The audit team itself needs expertise spanning accounting, petroleum engineering, and field operations. Financial auditors can spot an overhead misapplication, but evaluating whether a reserve estimate is reasonable or a well completion cost is inflated requires specialized industry knowledge.

Documentation and Data Rooms

Document production is the most time-intensive phase. Auditors need access to the general ledger, joint interest billing statements, AFEs, underlying vendor invoices, field tickets, and production records. For a multi-well, multi-year audit, this can mean organizing tens of thousands of documents. A dedicated data room—physical or electronic—streamlines the process and maintains document control.

Modern audits increasingly use data analytics software to screen large transaction populations for anomalies before detailed testing begins. Automated tools can flag duplicate invoices, charges posted to the wrong cost center, or billing patterns that deviate from historical norms. These screening tools don’t replace manual review, but they focus the audit team’s attention on the transactions most likely to contain exceptions rather than sampling randomly.

Exit Conference and Resolution

The exit conference marks the formal end of fieldwork.
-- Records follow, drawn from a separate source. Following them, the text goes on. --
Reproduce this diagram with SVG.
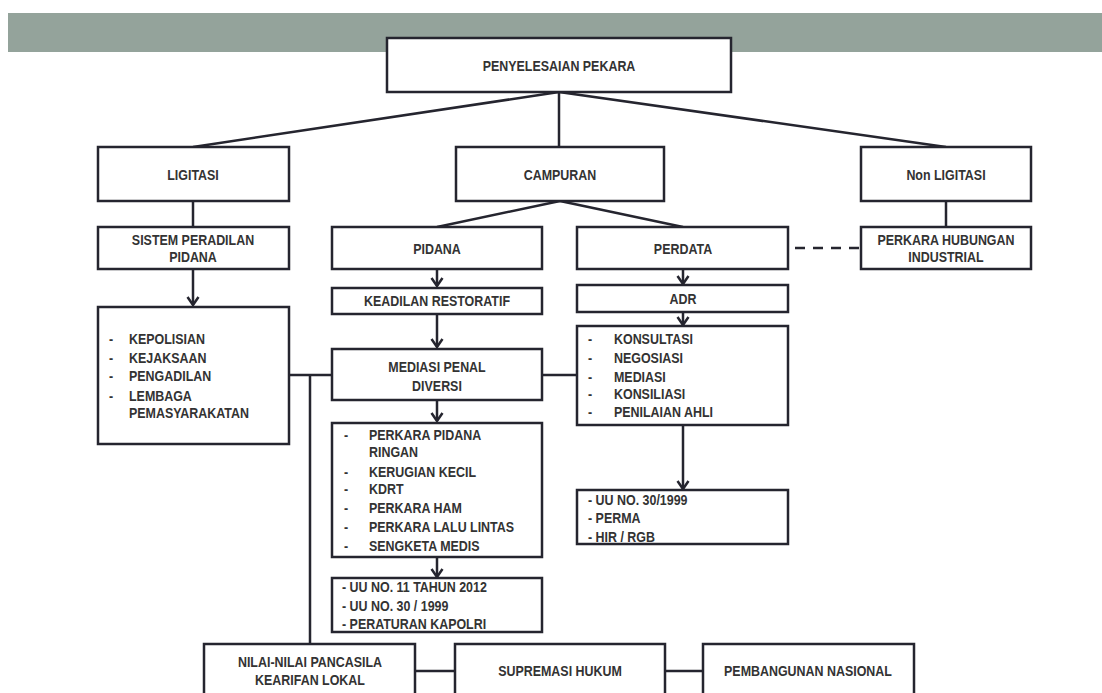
<svg xmlns="http://www.w3.org/2000/svg" width="1102" height="693" viewBox="0 0 1102 693">
  <style>
    .box { fill: #ffffff; stroke: #25252f; stroke-width: 2.5; }
    .ln { fill: none; stroke: #25252f; stroke-width: 2.5; }
    .dash { fill: none; stroke: #25252f; stroke-width: 2.5; stroke-dasharray: 10 8; }
    /* condensed bold face: horizontal squeeze of Liberation Sans Bold */
    text { font-family: "Liberation Sans", Arial, sans-serif; font-weight: bold; font-size: 15px; fill: #333333;
           transform-box: fill-box; transform-origin: 0% 50%; transform: scaleX(0.83); }
    text.c { text-anchor: middle; transform-origin: 50% 50%; }
  </style>
  <defs>
    <marker id="arr" markerUnits="userSpaceOnUse" markerWidth="12" markerHeight="14" viewBox="0 0 12 14" refX="10" refY="7" orient="auto">
      <path d="M2,1.5 L10,7 L2,12.5" fill="none" stroke="#25252f" stroke-width="2.5"/>
    </marker>
  </defs>

  <!-- header band -->
  <rect x="8" y="13" width="1094" height="39" fill="#94a39b"/>

  <g id="connectors">
    <line class="ln" x1="559" y1="92" x2="193" y2="147"/>
    <line class="ln" x1="559" y1="92" x2="559" y2="147"/>
    <line class="ln" x1="559" y1="92" x2="946" y2="147"/>
    <line class="ln" x1="193" y1="201" x2="193" y2="227"/>
    <line class="ln" x1="193" y1="269" x2="193" y2="305" marker-end="url(#arr)"/>
    <line class="ln" x1="560" y1="201" x2="437" y2="227"/>
    <line class="ln" x1="560" y1="201" x2="683" y2="227"/>
    <line class="ln" x1="437" y1="269" x2="437" y2="286" marker-end="url(#arr)"/>
    <line class="ln" x1="437" y1="314" x2="437" y2="347" marker-end="url(#arr)"/>
    <line class="ln" x1="437" y1="400" x2="437" y2="421" marker-end="url(#arr)"/>
    <line class="ln" x1="437" y1="557" x2="437" y2="577" marker-end="url(#arr)"/>
    <line class="ln" x1="683" y1="269" x2="683" y2="284" marker-end="url(#arr)"/>
    <line class="ln" x1="683" y1="312" x2="683" y2="325" marker-end="url(#arr)"/>
    <line class="ln" x1="683" y1="425" x2="683" y2="489" marker-end="url(#arr)"/>
    <line class="ln" x1="946" y1="201" x2="946" y2="227"/>
    <line class="dash" x1="795" y1="248" x2="861" y2="248"/>
    <line class="ln" x1="289" y1="375" x2="332" y2="375"/>
    <line class="ln" x1="542" y1="375" x2="577" y2="375"/>
    <line class="ln" x1="310" y1="375" x2="310" y2="644"/>
    <line class="ln" x1="415" y1="671" x2="455" y2="671"/>
    <line class="ln" x1="665" y1="671" x2="703" y2="671"/>
  </g>

  <g id="penyelesaian">
    <rect class="box" x="387" y="38" width="344" height="54"/>
    <text class="c" x="559" y="71">PENYELESAIAN PEKARA</text>
  </g>

  <g id="ligitasi">
    <rect class="box" x="98" y="147" width="191" height="54"/>
    <text class="c" x="193" y="180">LIGITASI</text>
  </g>

  <g id="campuran">
    <rect class="box" x="456" y="147" width="208" height="54"/>
    <text class="c" x="560" y="180">CAMPURAN</text>
  </g>

  <g id="non-ligitasi">
    <rect class="box" x="861" y="147" width="170" height="54"/>
    <text class="c" x="946" y="180">Non LIGITASI</text>
  </g>

  <g id="sppidana">
    <rect class="box" x="98" y="227" width="191" height="42"/>
    <text class="c" x="193" y="245">SISTEM PERADILAN</text>
    <text class="c" x="193" y="262.5">PIDANA</text>
  </g>

  <g id="lembaga">
    <rect class="box" x="98" y="307" width="191" height="137"/>
    <text x="109" y="344">-</text><text x="129" y="344">KEPOLISIAN</text>
    <text x="109" y="363">-</text><text x="129" y="363">KEJAKSAAN</text>
    <text x="109" y="381">-</text><text x="129" y="381">PENGADILAN</text>
    <text x="109" y="401">-</text><text x="129" y="401">LEMBAGA</text>
    <text x="129" y="418">PEMASYARAKATAN</text>
  </g>

  <g id="pidana">
    <rect class="box" x="332" y="227" width="210" height="42"/>
    <text class="c" x="437" y="254">PIDANA</text>
  </g>

  <g id="keadilan">
    <rect class="box" x="332" y="288" width="210" height="26"/>
    <text class="c" x="437" y="306">KEADILAN RESTORATIF</text>
  </g>

  <g id="mediasi-penal">
    <rect class="box" x="332" y="349" width="210" height="51"/>
    <text class="c" x="437" y="372">MEDIASI PENAL</text>
    <text class="c" x="437" y="391">DIVERSI</text>
  </g>

  <g id="perkara-pidana">
    <rect class="box" x="332" y="423" width="210" height="134"/>
    <text x="344" y="440">-</text><text x="369" y="440">PERKARA PIDANA</text>
    <text x="369" y="457">RINGAN</text>
    <text x="344" y="477">-</text><text x="369" y="477">KERUGIAN KECIL</text>
    <text x="344" y="494">-</text><text x="369" y="494">KDRT</text>
    <text x="344" y="513">-</text><text x="369" y="513">PERKARA HAM</text>
    <text x="344" y="532">-</text><text x="369" y="532">PERKARA LALU LINTAS</text>
    <text x="344" y="551">-</text><text x="369" y="551">SENGKETA MEDIS</text>
  </g>

  <g id="uu-pidana">
    <rect class="box" x="332" y="578" width="210" height="54"/>
    <text x="342" y="592">- UU NO. 11 TAHUN 2012</text>
    <text x="342" y="611">- UU NO. 30 / 1999</text>
    <text x="342" y="629.5">- PERATURAN KAPOLRI</text>
  </g>

  <g id="perdata">
    <rect class="box" x="577" y="227" width="211" height="42"/>
    <text class="c" x="683" y="254">PERDATA</text>
  </g>

  <g id="adr">
    <rect class="box" x="577" y="285" width="211" height="27"/>
    <text class="c" x="683" y="304.5">ADR</text>
  </g>

  <g id="adr-list">
    <rect class="box" x="577" y="326" width="211" height="99"/>
    <text x="588" y="344">-</text><text x="614" y="344">KONSULTASI</text>
    <text x="588" y="363">-</text><text x="614" y="363">NEGOSIASI</text>
    <text x="588" y="382">-</text><text x="614" y="382">MEDIASI</text>
    <text x="588" y="399">-</text><text x="614" y="399">KONSILIASI</text>
    <text x="588" y="417">-</text><text x="614" y="417">PENILAIAN AHLI</text>
  </g>

  <g id="uu-perdata">
    <rect class="box" x="577" y="490" width="211" height="54"/>
    <text x="588" y="505">- UU NO. 30/1999</text>
    <text x="588" y="523">- PERMA</text>
    <text x="588" y="542">- HIR / RGB</text>
  </g>

  <g id="hubungan-industrial">
    <rect class="box" x="861" y="227" width="170" height="42"/>
    <text class="c" x="946" y="245">PERKARA HUBUNGAN</text>
    <text class="c" x="946" y="262.5">INDUSTRIAL</text>
  </g>

  <g id="pancasila">
    <rect class="box" x="204" y="644" width="211" height="60"/>
    <text class="c" x="310" y="667">NILAI-NILAI PANCASILA</text>
    <text class="c" x="310" y="685">KEARIFAN LOKAL</text>
  </g>

  <g id="supremasi">
    <rect class="box" x="455" y="644" width="210" height="60"/>
    <text class="c" x="560" y="676">SUPREMASI HUKUM</text>
  </g>

  <g id="pembangunan">
    <rect class="box" x="703" y="644" width="211" height="60"/>
    <text class="c" x="808" y="676">PEMBANGUNAN NASIONAL</text>
  </g>
</svg>
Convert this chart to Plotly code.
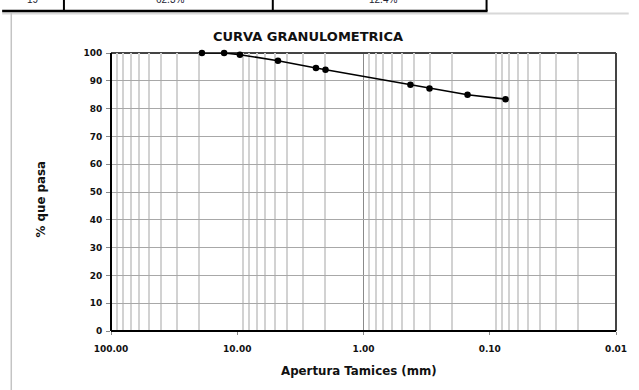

The auditor presents a preliminary list of findings to management, giving the company its first opportunity to challenge interpretations or provide additional documentation that resolves an apparent exception. This meeting matters more than most companies realize—auditors who receive a clear, documented explanation at the exit conference will often drop a finding before it makes it into the final report.

After the exit conference, the company prepares a formal management response to the final audit report. Each finding gets a response: either agreement with a proposed corrective action, or a documented dispute with supporting evidence. In financial statement audits, resolution means adjustments to the reported numbers. In joint venture audits, the negotiation determines the final dollar amount of recoveries. A well-prepared response, with documentation attached rather than promises to provide it later, can substantially reduce the claimed exceptions.